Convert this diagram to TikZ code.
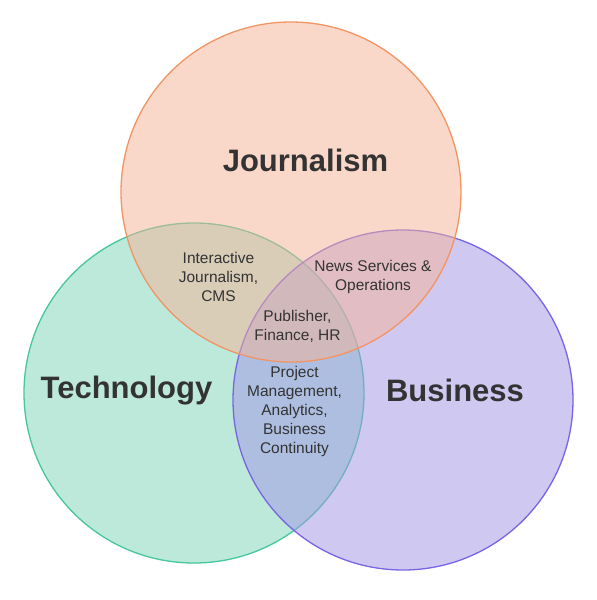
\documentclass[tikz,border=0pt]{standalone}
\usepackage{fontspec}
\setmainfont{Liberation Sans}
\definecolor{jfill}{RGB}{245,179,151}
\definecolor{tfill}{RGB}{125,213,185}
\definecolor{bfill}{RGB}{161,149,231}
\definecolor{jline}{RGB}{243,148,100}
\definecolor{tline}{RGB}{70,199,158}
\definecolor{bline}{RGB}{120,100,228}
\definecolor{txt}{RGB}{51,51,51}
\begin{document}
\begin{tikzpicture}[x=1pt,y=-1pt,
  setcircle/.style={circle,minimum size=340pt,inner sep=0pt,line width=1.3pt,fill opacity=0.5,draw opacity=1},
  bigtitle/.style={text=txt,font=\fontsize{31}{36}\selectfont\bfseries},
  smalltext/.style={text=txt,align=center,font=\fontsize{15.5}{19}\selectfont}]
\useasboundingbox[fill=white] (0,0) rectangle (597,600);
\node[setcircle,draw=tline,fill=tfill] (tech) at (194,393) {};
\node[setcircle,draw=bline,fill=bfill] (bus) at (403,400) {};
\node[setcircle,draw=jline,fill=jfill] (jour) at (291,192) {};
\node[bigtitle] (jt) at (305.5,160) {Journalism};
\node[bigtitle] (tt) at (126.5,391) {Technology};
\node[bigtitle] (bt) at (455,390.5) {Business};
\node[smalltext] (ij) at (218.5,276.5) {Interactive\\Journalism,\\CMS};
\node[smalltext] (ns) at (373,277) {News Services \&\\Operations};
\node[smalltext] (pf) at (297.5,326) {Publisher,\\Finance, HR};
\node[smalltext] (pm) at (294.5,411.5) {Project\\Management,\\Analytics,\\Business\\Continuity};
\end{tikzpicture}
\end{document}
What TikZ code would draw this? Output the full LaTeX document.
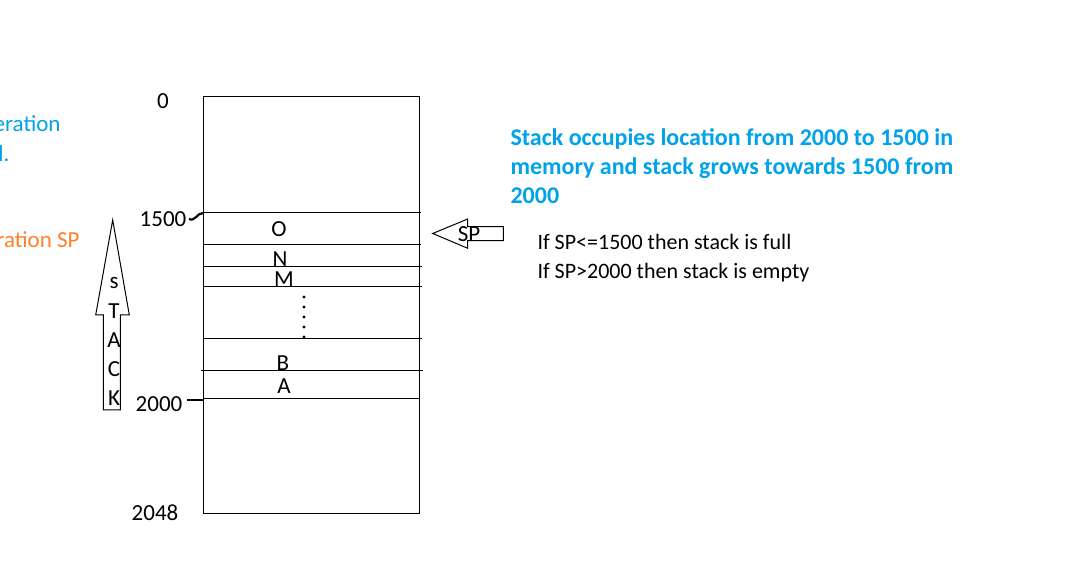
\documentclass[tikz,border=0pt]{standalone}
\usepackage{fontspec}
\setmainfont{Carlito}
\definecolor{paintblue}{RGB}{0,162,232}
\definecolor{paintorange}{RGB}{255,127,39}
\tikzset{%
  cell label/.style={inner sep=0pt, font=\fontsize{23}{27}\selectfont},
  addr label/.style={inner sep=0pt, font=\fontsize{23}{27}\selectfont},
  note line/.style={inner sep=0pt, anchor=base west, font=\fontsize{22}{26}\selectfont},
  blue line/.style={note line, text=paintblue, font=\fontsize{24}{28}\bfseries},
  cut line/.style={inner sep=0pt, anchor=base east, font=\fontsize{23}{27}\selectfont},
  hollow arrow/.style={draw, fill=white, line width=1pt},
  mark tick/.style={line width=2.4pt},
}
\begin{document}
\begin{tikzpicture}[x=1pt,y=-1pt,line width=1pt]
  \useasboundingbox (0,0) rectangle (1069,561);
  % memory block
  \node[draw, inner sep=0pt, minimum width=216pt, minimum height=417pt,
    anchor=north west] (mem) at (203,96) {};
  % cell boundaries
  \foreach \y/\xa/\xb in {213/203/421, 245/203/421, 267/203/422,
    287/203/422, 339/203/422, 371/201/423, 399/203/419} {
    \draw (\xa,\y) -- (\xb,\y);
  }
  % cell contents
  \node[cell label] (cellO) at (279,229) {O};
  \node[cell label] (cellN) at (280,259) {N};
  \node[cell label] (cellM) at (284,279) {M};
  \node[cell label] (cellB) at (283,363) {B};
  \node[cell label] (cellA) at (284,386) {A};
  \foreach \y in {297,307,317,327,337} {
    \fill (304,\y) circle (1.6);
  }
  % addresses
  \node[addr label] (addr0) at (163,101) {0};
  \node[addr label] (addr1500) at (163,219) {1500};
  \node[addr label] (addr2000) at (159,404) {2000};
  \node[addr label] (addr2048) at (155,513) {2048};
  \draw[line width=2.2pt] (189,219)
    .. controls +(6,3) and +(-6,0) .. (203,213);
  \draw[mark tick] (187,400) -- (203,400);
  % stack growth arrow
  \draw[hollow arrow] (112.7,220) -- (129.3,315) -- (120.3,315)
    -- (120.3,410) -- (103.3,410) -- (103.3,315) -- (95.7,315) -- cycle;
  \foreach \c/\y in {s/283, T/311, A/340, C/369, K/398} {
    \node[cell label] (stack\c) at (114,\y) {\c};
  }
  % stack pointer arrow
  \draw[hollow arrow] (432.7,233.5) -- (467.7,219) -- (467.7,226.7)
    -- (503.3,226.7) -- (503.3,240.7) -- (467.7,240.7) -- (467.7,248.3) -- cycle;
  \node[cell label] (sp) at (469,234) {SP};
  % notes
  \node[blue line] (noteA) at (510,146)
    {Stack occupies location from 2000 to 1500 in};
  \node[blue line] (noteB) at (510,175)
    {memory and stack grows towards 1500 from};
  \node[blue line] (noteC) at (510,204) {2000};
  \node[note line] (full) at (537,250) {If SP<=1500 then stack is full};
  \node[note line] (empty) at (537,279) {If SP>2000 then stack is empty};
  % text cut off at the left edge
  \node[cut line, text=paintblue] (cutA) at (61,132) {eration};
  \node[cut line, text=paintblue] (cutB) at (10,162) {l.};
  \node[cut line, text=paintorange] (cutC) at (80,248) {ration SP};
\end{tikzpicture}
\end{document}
--------------------
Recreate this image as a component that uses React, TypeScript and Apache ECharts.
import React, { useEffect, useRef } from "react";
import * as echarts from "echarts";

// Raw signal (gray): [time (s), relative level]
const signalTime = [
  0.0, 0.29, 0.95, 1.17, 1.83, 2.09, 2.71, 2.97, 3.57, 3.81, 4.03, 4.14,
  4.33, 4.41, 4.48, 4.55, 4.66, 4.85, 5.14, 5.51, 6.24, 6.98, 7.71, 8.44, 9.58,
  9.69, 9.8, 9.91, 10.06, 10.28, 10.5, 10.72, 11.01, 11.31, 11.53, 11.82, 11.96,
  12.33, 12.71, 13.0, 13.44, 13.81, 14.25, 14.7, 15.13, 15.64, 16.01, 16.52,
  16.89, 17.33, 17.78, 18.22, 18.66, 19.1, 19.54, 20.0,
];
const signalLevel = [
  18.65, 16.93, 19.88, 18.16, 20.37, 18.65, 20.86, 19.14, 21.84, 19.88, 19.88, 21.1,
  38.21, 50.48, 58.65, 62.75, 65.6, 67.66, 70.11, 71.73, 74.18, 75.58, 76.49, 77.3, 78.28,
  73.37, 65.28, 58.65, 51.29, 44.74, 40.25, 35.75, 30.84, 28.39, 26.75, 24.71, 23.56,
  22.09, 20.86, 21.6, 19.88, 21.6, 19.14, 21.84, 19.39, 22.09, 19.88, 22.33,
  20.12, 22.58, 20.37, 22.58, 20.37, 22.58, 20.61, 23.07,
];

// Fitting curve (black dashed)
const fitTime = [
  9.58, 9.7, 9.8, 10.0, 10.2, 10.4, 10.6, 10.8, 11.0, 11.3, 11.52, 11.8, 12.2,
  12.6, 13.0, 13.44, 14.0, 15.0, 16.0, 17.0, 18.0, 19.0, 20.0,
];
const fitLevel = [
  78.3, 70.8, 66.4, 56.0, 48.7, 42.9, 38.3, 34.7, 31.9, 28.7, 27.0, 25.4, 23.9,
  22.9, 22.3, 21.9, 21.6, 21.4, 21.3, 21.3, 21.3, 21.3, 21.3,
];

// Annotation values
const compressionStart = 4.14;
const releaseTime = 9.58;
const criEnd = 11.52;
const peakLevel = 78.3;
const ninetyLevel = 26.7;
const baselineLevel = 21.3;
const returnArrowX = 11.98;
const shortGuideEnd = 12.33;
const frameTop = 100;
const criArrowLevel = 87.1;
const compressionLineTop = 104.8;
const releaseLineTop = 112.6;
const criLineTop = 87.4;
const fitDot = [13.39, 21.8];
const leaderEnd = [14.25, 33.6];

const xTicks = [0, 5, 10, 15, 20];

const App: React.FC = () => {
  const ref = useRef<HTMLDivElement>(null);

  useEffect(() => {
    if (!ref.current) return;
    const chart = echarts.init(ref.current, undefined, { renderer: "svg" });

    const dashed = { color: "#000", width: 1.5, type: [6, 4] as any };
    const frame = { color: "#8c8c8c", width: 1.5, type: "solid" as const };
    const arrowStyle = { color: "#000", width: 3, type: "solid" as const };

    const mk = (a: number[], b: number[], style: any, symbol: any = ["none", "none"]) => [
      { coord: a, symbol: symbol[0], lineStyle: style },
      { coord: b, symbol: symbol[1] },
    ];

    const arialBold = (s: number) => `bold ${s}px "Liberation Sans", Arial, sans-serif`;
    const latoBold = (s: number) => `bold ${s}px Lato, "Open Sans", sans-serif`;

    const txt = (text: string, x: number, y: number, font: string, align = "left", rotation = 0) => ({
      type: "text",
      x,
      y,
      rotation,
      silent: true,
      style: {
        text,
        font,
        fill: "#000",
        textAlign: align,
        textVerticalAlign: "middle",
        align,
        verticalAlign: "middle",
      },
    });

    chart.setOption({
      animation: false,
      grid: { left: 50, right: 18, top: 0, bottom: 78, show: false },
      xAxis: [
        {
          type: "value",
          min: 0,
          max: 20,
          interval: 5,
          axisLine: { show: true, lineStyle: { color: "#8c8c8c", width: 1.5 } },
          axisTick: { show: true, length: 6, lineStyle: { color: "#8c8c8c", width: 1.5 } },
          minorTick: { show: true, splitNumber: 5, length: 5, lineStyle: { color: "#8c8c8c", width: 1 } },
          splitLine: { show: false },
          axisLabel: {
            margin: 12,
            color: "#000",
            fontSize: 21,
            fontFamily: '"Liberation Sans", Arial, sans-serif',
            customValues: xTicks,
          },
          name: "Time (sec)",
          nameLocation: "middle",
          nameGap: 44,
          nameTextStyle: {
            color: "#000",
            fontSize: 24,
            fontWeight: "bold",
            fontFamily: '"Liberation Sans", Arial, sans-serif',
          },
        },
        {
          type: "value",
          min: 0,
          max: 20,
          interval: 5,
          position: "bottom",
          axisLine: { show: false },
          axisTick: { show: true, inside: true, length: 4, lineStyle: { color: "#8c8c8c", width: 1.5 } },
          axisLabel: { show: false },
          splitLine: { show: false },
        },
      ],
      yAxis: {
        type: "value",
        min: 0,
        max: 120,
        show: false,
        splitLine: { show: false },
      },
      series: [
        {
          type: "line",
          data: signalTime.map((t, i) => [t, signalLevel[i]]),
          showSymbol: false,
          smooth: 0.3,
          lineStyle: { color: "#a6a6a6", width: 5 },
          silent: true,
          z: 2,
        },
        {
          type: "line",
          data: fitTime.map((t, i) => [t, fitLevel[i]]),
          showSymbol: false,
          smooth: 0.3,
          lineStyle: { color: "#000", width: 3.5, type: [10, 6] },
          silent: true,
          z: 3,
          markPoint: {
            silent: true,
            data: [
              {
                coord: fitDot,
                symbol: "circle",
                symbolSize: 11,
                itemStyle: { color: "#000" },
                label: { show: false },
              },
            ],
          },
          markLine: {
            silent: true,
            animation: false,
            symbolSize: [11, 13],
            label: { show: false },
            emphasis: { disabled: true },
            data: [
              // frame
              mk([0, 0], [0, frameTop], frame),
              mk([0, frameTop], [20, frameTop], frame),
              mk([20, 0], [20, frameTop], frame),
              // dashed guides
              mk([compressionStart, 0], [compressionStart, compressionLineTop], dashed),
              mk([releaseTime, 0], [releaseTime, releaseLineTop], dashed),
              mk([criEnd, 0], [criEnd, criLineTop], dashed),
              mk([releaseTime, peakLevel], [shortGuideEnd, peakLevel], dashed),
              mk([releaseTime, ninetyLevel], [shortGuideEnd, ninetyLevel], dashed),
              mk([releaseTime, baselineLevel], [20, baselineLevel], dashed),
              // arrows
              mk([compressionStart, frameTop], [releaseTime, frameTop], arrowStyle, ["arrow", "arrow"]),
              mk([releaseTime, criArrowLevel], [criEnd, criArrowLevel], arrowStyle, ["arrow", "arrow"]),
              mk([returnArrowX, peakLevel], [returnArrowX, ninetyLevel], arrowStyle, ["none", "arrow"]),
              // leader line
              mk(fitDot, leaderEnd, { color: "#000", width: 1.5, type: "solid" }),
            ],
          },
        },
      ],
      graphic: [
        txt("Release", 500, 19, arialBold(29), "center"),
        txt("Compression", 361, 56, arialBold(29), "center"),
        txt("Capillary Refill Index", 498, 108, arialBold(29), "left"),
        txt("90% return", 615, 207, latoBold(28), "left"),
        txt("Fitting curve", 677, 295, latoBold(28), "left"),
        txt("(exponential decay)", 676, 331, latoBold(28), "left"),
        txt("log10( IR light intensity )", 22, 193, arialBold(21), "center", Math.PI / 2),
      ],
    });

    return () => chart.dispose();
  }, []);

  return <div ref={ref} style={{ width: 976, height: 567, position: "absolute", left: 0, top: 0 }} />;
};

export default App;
--------------------
Goal -
From the records above, pull out each line that has "full".

Final result -
What TikZ code would draw this? Output the full LaTeX document.
  \node[note line] (full) at (537,250) {If SP<=1500 then stack is full};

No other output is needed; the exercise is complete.